The scheme isn’t attached to carbon emission and energy reduction commitments, which means that it’s simply putting the fire out for a short while and kicking the emissions bucket down the road once again.. It’s not viable to rely on government handouts to manage businesses’ energy costs, so now is the time for industries to make an effort in not only reducing their energy wastage, but reduce baseline energy consumption.

Businesses that aim to further protect themselves from soaring energy bills need to tap into their full potential by unlocking flexibility and reducing their energy costs including the non-commodity charges. In 2020, commodities represented only 40% of any bill, with non-commodity costs such as delivering electricity, balancing the grid and all network costs making up more than half of heavy industrial user’s bills, so there’s plenty of opportunity to recover a bigger portion of energy bills.

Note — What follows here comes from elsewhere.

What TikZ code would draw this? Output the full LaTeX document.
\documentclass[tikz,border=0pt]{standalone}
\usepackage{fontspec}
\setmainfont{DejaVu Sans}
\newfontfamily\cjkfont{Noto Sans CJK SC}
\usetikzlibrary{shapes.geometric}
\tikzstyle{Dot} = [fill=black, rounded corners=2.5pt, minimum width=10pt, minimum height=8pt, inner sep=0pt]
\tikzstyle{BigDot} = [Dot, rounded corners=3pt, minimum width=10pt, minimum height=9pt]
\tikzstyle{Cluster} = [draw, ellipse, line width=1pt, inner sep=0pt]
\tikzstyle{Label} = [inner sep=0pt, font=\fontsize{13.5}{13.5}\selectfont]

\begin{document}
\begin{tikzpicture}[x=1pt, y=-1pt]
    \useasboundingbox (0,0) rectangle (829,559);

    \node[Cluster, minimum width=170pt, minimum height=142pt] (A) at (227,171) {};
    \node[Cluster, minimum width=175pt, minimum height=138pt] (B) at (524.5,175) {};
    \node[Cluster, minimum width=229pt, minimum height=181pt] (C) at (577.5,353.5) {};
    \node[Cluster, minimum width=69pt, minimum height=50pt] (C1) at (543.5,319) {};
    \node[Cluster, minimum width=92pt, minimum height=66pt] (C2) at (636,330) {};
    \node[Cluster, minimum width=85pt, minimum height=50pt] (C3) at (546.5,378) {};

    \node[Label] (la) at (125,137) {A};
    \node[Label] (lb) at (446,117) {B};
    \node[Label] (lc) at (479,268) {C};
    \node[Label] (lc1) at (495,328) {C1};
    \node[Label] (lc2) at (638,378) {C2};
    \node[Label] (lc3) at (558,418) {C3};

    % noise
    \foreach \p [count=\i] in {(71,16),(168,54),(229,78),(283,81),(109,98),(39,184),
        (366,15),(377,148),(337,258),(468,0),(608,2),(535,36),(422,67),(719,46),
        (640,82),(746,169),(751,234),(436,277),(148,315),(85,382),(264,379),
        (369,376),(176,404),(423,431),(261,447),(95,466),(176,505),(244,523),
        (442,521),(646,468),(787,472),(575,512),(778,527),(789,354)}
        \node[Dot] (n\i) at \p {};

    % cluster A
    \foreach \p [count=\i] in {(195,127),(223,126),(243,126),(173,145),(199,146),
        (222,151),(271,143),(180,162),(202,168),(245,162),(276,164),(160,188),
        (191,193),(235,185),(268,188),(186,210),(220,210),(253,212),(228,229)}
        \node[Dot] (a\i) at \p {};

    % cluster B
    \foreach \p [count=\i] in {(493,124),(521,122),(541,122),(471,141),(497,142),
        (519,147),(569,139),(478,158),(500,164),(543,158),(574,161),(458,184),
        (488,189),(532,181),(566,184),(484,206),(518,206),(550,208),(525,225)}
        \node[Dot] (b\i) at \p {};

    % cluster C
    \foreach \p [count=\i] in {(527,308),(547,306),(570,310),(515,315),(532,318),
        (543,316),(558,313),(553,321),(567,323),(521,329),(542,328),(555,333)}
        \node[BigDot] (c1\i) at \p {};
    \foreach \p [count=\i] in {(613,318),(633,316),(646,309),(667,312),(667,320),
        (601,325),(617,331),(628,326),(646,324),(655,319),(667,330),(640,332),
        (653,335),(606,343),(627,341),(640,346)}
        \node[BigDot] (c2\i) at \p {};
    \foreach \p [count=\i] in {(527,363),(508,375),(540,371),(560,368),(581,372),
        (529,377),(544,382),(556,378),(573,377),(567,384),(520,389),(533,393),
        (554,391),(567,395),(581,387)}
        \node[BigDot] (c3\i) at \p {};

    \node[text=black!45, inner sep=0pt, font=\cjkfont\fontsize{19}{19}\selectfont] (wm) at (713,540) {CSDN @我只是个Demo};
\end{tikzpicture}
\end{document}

The best kilowatt is not the one the government helps you pay for, but the one that you don’t use or learn to use at a time that’s cheaper. That is why the growth of demand side response programmes is more vital than ever, not only to help keep businesses’ costs down but to help the UK break out of its dependence on Russian gas.

Stability in the wholesale market will not be seen for at least 2-3 years, so organisations will remain at the mercy of elements outside of their control, even with additional compensation schemes. The only way for companies to truly take full control of their energy costs, reduce CO2 and earn significant additional revenue is through Demand Side Response networks.